The two act ballet of Tchaikovsky, whilst only given as brief excerpts, is sufficient in which to tell the story of Clara and her Nutcracker and the adventures they undertake on Christmas Eve night. For this reason it should be more than able to hold a young child's attention and many of the selected pieces of the score may very well already be familiar to them. The Orchestration provided by the Slovak Philharmonic Orchestra under the conductor Michael Halasz is decent and therefore perfectly enjoyable.

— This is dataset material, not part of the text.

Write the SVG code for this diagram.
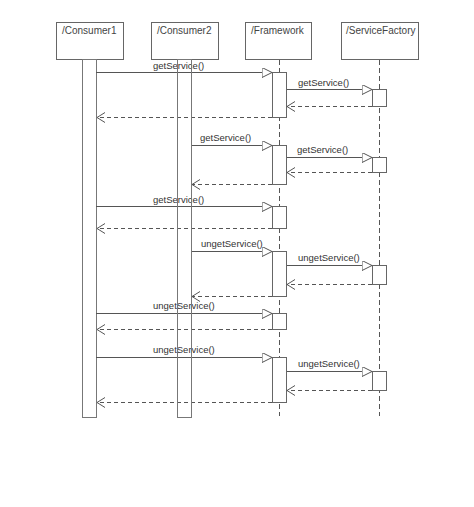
<svg xmlns="http://www.w3.org/2000/svg" width="474" height="507" viewBox="0 0 474 507">
<style>
.hdr{fill:#fff;stroke:#666;stroke-width:1}
.hl{font-family:"Liberation Sans",Arial,sans-serif;font-size:10px;fill:#444}
.lbl{font-family:"Liberation Sans",Arial,sans-serif;font-size:9.5px;fill:#333}
.life{stroke:#555;stroke-width:1;stroke-dasharray:5,3;fill:none}
.bar{fill:none;stroke:#777;stroke-width:1}
.act{fill:#fff;stroke:#666;stroke-width:1}
.call{stroke:#555;stroke-width:1;fill:none;marker-end:url(#tri)}
.ret{stroke:#555;stroke-width:1;fill:none;stroke-dasharray:4,3;marker-end:url(#vee)}
</style>
<defs>
<marker id="tri" markerWidth="12" markerHeight="12" refX="10" refY="5" orient="auto" markerUnits="userSpaceOnUse">
<path d="M0,0 L10,5 L0,10 Z" fill="#fff" stroke="#555" stroke-width="1"/>
</marker>
<marker id="vee" markerWidth="12" markerHeight="12" refX="9" refY="5" orient="auto" markerUnits="userSpaceOnUse">
<path d="M1,0 L9,5 L1,10" fill="none" stroke="#555" stroke-width="1"/>
</marker>
</defs>
<rect width="474" height="507" fill="#fff"/>

<g id="Consumer1">
<rect class="hdr" x="56.5" y="22.5" width="67" height="37"/>
<text class="hl" x="62" y="34">/Consumer1</text>
<rect class="bar" x="82.5" y="59.5" width="14" height="358"/>
</g>
<g id="Consumer2">
<rect class="hdr" x="151.5" y="22.5" width="67" height="37"/>
<text class="hl" x="157" y="34">/Consumer2</text>
</g>
<g id="Framework">
<rect class="hdr" x="245.5" y="22.5" width="66" height="37"/>
<text class="hl" x="251" y="34">/Framework</text>
<line class="life" x1="279.5" y1="60" x2="279.5" y2="416"/>
</g>
<g id="ServiceFactory">
<rect class="hdr" x="341.5" y="22.5" width="77" height="37"/>
<text class="hl" x="346" y="34">/ServiceFactory</text>
<line class="life" x1="379.5" y1="60" x2="379.5" y2="416"/>
</g>

<g id="activations">
<rect class="act" x="272.5" y="72.5" width="14" height="45"/>
<rect class="act" x="372.5" y="89.5" width="14" height="17"/>
<rect class="act" x="272.5" y="145.5" width="14" height="39"/>
<rect class="act" x="372.5" y="157.5" width="14" height="15"/>
<rect class="act" x="272.5" y="206.5" width="14" height="22"/>
<rect class="act" x="272.5" y="251.5" width="14" height="45"/>
<rect class="act" x="372.5" y="265.5" width="14" height="19"/>
<rect class="act" x="272.5" y="313.5" width="14" height="16"/>
<rect class="act" x="272.5" y="357.5" width="14" height="45"/>
<rect class="act" x="372.5" y="371.5" width="14" height="19"/>
</g>

<g id="labels">
<text class="lbl" x="153" y="69">getService()</text>
<text class="lbl" x="298" y="86">getService()</text>
<text class="lbl" x="200" y="141">getService()</text>
<text class="lbl" x="297" y="153">getService()</text>
<text class="lbl" x="153" y="203">getService()</text>
<text class="lbl" x="201" y="247">ungetService()</text>
<text class="lbl" x="298" y="261">ungetService()</text>
<text class="lbl" x="153" y="309">ungetService()</text>
<text class="lbl" x="153" y="353">ungetService()</text>
<text class="lbl" x="298" y="367">ungetService()</text>
</g>

<g id="connectors">
<line class="call" x1="96" y1="72.5" x2="272" y2="72.5"/>
<line class="call" x1="287" y1="89.5" x2="372" y2="89.5"/>
<line class="ret" x1="372" y1="106.5" x2="287" y2="106.5"/>
<line class="ret" x1="272" y1="117.5" x2="97" y2="117.5"/>

<line class="call" x1="191" y1="145.5" x2="272" y2="145.5"/>
<line class="call" x1="287" y1="157.5" x2="372" y2="157.5"/>
<line class="ret" x1="372" y1="172.5" x2="287" y2="172.5"/>
<line class="ret" x1="272" y1="184.5" x2="192" y2="184.5"/>

<line class="call" x1="96" y1="206.5" x2="272" y2="206.5"/>
<line class="ret" x1="272" y1="228.5" x2="97" y2="228.5"/>

<line class="call" x1="191" y1="251.5" x2="272" y2="251.5"/>
<line class="call" x1="287" y1="265.5" x2="372" y2="265.5"/>
<line class="ret" x1="372" y1="284.5" x2="287" y2="284.5"/>
<line class="ret" x1="272" y1="296.5" x2="192" y2="296.5"/>

<line class="call" x1="96" y1="313.5" x2="272" y2="313.5"/>
<line class="ret" x1="272" y1="329.5" x2="97" y2="329.5"/>

<line class="call" x1="96" y1="357.5" x2="272" y2="357.5"/>
<line class="call" x1="287" y1="371.5" x2="372" y2="371.5"/>
<line class="ret" x1="372" y1="390.5" x2="287" y2="390.5"/>
<line class="ret" x1="272" y1="402.5" x2="97" y2="402.5"/>
</g>

<g id="Consumer2-bar">
<rect class="bar" x="177.5" y="59.5" width="14" height="358"/>
</g>
</svg>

Christmas Eve is a four act opera with the music and libretto of Rimsky-Korsakov, presented on this disc as a 'condensed' version as with Tchaikovsky's Nutcracker. As I have already suggested, this story is by far the more complicated of the two (younger children may take a little while to fully get to grips with it) and as it begins one could be forgiven for bringing Halloween to mind at first with its story of The Devil and Witches! For my daughter and me this is another rather magical score of Rimsky-Korsakov and here it has been delivered well by the Moscow Symphony Orchestra under the baton of Igor Golovshin.
The narration for both stories has been provided by Prunella Scales and she is easy enough to listen to; although (perhaps) she doesn't always quite manage to stir the excitement some narrators achieve on discs of this nature. I therefore understand completely the reviewer who has described Ms Scales as being 'cool and restrained' and I feel this to be a perfectly fair assessment.
All in all though this is a pleasing disc that should be enjoyed by both young and old alike and is a superb introduction to classical music for those less familiar with it. My daughter particularly loves it for having the less familiar Rimsky-Korsakov score.
The star rating is my daughter's and it is for the Rimsky-Korsakov score that she wished to award it the full five stars.